### Instructions to follow:
Without the pictures, extract every line from the start of the material to the line containing "const insetTicks = [0.70,0.75,0.80,0.85,0.90,0.95];", both ends included.

### Given information:

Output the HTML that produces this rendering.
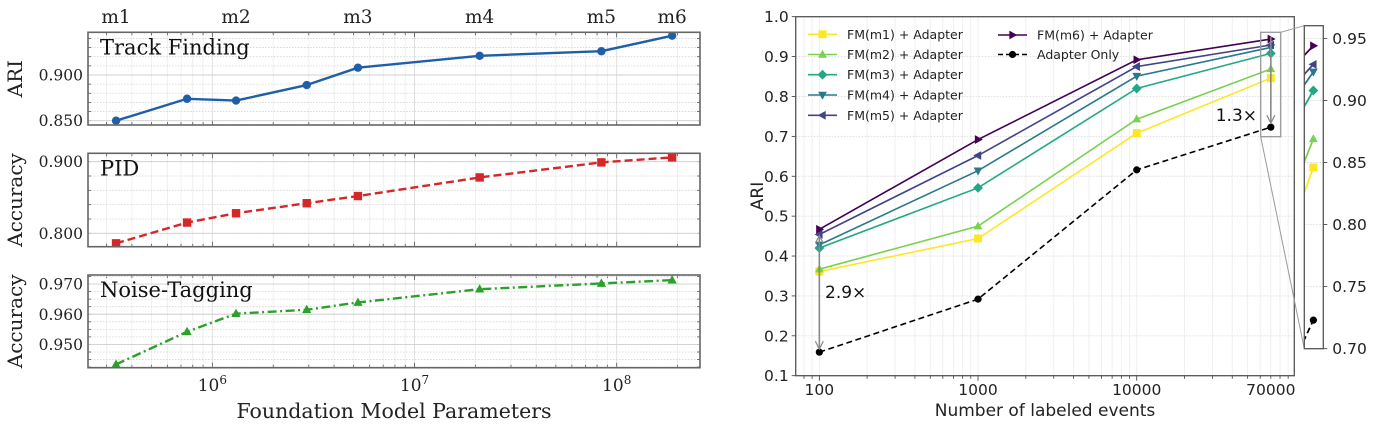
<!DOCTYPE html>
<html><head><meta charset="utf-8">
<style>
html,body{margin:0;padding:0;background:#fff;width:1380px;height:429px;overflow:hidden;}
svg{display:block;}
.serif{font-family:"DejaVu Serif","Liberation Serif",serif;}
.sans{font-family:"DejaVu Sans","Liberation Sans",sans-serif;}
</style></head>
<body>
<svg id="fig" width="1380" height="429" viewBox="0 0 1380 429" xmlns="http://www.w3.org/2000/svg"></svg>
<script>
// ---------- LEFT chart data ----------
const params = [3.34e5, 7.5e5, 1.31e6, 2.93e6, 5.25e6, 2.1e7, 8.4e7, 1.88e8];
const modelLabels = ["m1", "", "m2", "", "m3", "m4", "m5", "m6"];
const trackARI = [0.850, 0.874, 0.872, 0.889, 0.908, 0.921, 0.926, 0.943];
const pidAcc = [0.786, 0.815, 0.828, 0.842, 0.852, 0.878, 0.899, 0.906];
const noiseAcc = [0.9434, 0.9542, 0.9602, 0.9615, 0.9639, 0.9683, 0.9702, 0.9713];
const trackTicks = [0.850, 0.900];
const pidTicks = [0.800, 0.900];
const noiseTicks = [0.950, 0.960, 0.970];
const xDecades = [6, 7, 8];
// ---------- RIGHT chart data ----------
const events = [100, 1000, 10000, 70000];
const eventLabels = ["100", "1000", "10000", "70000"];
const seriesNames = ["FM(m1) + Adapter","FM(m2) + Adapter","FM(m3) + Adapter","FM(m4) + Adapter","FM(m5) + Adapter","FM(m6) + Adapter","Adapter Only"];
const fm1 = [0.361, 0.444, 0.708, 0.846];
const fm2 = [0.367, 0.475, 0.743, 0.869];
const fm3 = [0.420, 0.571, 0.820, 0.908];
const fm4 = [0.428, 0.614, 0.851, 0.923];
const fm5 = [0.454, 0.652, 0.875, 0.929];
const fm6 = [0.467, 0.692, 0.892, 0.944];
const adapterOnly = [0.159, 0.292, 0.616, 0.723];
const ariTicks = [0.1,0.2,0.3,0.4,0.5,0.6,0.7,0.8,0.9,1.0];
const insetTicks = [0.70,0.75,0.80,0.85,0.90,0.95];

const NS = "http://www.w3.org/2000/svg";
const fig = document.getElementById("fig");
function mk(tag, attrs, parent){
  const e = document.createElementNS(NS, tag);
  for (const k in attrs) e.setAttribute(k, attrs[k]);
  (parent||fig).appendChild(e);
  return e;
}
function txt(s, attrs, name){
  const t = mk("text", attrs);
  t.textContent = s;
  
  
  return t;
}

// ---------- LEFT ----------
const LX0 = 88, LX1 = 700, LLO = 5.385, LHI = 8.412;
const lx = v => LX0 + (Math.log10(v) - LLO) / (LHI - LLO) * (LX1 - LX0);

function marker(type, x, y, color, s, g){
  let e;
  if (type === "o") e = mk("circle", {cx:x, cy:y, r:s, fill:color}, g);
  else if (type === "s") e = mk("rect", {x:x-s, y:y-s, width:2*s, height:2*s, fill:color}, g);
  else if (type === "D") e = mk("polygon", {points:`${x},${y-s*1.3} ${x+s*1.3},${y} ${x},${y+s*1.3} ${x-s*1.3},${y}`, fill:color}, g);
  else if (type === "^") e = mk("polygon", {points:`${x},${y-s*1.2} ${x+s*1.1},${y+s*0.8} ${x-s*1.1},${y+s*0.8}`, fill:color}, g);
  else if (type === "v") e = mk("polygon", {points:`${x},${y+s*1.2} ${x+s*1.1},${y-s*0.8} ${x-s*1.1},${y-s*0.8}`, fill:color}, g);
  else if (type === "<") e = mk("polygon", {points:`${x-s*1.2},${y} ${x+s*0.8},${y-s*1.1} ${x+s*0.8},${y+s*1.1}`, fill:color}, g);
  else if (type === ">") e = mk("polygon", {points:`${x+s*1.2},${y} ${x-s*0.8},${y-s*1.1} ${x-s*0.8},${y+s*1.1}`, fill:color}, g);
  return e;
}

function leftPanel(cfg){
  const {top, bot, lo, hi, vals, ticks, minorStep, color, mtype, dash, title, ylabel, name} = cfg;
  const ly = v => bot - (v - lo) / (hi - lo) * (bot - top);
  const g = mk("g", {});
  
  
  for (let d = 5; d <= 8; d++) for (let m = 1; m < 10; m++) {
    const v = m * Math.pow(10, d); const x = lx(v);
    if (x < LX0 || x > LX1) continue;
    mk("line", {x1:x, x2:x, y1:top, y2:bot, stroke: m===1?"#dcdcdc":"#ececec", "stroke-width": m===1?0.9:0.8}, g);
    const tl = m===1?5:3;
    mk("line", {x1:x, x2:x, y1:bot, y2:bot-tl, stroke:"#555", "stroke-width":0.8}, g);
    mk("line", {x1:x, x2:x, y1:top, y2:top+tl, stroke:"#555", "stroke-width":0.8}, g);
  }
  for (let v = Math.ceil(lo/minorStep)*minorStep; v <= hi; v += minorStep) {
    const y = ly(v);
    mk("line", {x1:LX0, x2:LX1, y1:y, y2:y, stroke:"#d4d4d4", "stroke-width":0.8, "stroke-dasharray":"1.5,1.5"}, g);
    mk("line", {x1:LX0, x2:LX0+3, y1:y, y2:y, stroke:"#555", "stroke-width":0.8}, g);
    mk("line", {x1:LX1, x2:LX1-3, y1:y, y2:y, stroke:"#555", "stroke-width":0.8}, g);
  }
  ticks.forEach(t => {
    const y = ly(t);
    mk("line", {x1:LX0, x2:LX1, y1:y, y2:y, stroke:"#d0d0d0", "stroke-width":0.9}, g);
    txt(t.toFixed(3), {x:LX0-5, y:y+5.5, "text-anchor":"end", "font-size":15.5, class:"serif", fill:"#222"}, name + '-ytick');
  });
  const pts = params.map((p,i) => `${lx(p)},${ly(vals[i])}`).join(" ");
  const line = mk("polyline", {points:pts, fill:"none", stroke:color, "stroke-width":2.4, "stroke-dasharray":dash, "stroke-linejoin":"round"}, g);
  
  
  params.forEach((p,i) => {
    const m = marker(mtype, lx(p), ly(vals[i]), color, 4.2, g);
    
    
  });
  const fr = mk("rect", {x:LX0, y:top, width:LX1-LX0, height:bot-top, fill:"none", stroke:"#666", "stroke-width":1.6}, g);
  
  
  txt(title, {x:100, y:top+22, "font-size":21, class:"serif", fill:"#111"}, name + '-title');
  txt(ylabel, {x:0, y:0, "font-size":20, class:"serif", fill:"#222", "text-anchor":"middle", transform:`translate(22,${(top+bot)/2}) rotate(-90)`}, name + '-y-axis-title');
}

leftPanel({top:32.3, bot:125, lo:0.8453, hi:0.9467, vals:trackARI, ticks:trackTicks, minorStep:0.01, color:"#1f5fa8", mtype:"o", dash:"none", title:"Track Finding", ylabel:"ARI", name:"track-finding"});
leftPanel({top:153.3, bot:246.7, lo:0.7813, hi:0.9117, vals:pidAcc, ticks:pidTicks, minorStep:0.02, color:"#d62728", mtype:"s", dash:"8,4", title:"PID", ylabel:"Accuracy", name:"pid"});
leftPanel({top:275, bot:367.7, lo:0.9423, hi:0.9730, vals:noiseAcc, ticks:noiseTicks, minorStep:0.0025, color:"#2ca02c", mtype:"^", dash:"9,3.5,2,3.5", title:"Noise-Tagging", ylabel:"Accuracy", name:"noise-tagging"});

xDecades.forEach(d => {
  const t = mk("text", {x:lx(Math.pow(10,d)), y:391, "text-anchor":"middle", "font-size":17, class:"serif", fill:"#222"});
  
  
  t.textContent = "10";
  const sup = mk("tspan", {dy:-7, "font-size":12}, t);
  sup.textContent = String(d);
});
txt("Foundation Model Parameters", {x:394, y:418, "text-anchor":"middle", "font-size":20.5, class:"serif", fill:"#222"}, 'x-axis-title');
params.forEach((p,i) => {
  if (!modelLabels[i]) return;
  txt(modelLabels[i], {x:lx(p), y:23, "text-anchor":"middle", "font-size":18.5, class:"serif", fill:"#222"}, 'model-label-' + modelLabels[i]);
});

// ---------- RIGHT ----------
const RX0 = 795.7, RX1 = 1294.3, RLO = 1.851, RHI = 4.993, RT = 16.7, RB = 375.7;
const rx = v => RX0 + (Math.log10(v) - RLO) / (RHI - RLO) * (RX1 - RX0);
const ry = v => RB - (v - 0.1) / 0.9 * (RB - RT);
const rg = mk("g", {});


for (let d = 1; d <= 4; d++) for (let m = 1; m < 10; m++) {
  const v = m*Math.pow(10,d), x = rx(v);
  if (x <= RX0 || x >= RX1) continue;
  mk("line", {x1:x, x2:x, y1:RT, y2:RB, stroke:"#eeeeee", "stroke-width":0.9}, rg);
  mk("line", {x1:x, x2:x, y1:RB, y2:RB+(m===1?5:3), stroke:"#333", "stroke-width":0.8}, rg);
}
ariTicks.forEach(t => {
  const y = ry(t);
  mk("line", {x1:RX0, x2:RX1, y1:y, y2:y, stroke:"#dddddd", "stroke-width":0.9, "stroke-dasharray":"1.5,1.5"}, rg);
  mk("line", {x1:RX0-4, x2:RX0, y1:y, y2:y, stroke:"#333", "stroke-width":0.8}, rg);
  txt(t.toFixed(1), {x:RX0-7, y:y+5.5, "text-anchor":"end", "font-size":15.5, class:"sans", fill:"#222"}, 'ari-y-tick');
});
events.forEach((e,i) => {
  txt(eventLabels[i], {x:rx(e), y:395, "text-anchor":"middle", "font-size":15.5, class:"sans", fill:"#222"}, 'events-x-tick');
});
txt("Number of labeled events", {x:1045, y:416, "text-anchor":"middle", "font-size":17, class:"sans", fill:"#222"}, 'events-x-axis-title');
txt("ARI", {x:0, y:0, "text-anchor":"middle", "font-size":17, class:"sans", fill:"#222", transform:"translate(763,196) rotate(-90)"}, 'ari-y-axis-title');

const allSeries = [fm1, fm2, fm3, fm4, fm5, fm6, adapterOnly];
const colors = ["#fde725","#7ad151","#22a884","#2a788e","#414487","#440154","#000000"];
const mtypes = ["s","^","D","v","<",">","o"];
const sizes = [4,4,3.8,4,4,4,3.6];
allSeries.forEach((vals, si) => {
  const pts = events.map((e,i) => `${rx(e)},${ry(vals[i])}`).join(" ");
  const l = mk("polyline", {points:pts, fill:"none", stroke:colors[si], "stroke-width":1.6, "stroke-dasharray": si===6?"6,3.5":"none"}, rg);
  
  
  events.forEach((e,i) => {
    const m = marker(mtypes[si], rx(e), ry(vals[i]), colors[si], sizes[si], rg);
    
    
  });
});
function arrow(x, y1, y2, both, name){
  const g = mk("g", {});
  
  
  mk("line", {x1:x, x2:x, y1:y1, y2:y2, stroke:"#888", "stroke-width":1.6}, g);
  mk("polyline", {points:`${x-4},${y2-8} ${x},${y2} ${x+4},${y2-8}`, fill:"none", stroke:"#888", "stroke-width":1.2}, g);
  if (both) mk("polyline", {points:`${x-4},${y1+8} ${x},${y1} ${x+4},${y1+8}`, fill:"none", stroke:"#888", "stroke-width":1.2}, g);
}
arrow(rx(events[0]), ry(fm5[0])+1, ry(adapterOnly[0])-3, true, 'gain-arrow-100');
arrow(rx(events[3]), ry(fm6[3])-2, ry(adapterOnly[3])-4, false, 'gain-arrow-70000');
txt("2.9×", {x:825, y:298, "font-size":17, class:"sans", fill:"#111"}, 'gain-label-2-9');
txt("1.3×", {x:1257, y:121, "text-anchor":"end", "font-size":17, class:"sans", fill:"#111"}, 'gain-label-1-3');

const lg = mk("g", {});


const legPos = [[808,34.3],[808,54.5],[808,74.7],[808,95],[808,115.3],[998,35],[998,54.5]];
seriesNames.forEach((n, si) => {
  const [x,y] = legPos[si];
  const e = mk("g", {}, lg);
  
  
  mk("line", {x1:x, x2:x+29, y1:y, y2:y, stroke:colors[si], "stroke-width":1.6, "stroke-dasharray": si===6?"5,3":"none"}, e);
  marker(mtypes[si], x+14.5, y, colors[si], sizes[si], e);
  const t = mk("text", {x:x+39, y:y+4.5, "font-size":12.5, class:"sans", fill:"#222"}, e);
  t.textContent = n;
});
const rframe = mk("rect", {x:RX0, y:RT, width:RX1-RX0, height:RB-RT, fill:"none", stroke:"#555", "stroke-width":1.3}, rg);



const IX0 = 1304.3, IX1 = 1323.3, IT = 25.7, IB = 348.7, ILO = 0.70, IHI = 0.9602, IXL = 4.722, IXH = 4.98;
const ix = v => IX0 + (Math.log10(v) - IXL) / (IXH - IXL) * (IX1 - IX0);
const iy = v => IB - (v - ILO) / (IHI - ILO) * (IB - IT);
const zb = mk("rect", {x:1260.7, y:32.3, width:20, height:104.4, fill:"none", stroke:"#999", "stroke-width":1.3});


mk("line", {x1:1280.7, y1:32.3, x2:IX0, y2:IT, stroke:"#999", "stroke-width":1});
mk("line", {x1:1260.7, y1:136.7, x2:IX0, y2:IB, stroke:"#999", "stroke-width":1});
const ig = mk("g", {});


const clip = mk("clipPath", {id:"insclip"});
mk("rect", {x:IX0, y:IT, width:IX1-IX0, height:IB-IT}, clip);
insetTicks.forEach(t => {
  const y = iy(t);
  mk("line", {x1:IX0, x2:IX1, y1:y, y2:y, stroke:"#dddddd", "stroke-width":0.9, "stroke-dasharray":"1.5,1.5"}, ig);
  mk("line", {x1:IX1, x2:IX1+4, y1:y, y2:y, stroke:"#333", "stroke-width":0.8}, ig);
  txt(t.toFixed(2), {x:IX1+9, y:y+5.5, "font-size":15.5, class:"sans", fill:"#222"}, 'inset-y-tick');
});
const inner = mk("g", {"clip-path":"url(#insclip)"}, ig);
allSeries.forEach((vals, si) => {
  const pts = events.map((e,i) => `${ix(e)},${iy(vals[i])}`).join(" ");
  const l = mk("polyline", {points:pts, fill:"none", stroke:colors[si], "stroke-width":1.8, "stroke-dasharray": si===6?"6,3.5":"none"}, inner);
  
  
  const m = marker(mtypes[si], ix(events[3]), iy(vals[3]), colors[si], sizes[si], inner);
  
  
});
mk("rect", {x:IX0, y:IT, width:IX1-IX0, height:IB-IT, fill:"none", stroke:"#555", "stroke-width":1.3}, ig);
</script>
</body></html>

### Response to this exercise:
Output the HTML that produces this rendering.
<!DOCTYPE html>
<html><head><meta charset="utf-8">
<style>
html,body{margin:0;padding:0;background:#fff;width:1380px;height:429px;overflow:hidden;}
svg{display:block;}
.serif{font-family:"DejaVu Serif","Liberation Serif",serif;}
.sans{font-family:"DejaVu Sans","Liberation Sans",sans-serif;}
</style></head>
<body>
<svg id="fig" width="1380" height="429" viewBox="0 0 1380 429" xmlns="http://www.w3.org/2000/svg"></svg>
<script>
// ---------- LEFT chart data ----------
const params = [3.34e5, 7.5e5, 1.31e6, 2.93e6, 5.25e6, 2.1e7, 8.4e7, 1.88e8];
const modelLabels = ["m1", "", "m2", "", "m3", "m4", "m5", "m6"];
const trackARI = [0.850, 0.874, 0.872, 0.889, 0.908, 0.921, 0.926, 0.943];
const pidAcc = [0.786, 0.815, 0.828, 0.842, 0.852, 0.878, 0.899, 0.906];
const noiseAcc = [0.9434, 0.9542, 0.9602, 0.9615, 0.9639, 0.9683, 0.9702, 0.9713];
const trackTicks = [0.850, 0.900];
const pidTicks = [0.800, 0.900];
const noiseTicks = [0.950, 0.960, 0.970];
const xDecades = [6, 7, 8];
// ---------- RIGHT chart data ----------
const events = [100, 1000, 10000, 70000];
const eventLabels = ["100", "1000", "10000", "70000"];
const seriesNames = ["FM(m1) + Adapter","FM(m2) + Adapter","FM(m3) + Adapter","FM(m4) + Adapter","FM(m5) + Adapter","FM(m6) + Adapter","Adapter Only"];
const fm1 = [0.361, 0.444, 0.708, 0.846];
const fm2 = [0.367, 0.475, 0.743, 0.869];
const fm3 = [0.420, 0.571, 0.820, 0.908];
const fm4 = [0.428, 0.614, 0.851, 0.923];
const fm5 = [0.454, 0.652, 0.875, 0.929];
const fm6 = [0.467, 0.692, 0.892, 0.944];
const adapterOnly = [0.159, 0.292, 0.616, 0.723];
const ariTicks = [0.1,0.2,0.3,0.4,0.5,0.6,0.7,0.8,0.9,1.0];
const insetTicks = [0.70,0.75,0.80,0.85,0.90,0.95];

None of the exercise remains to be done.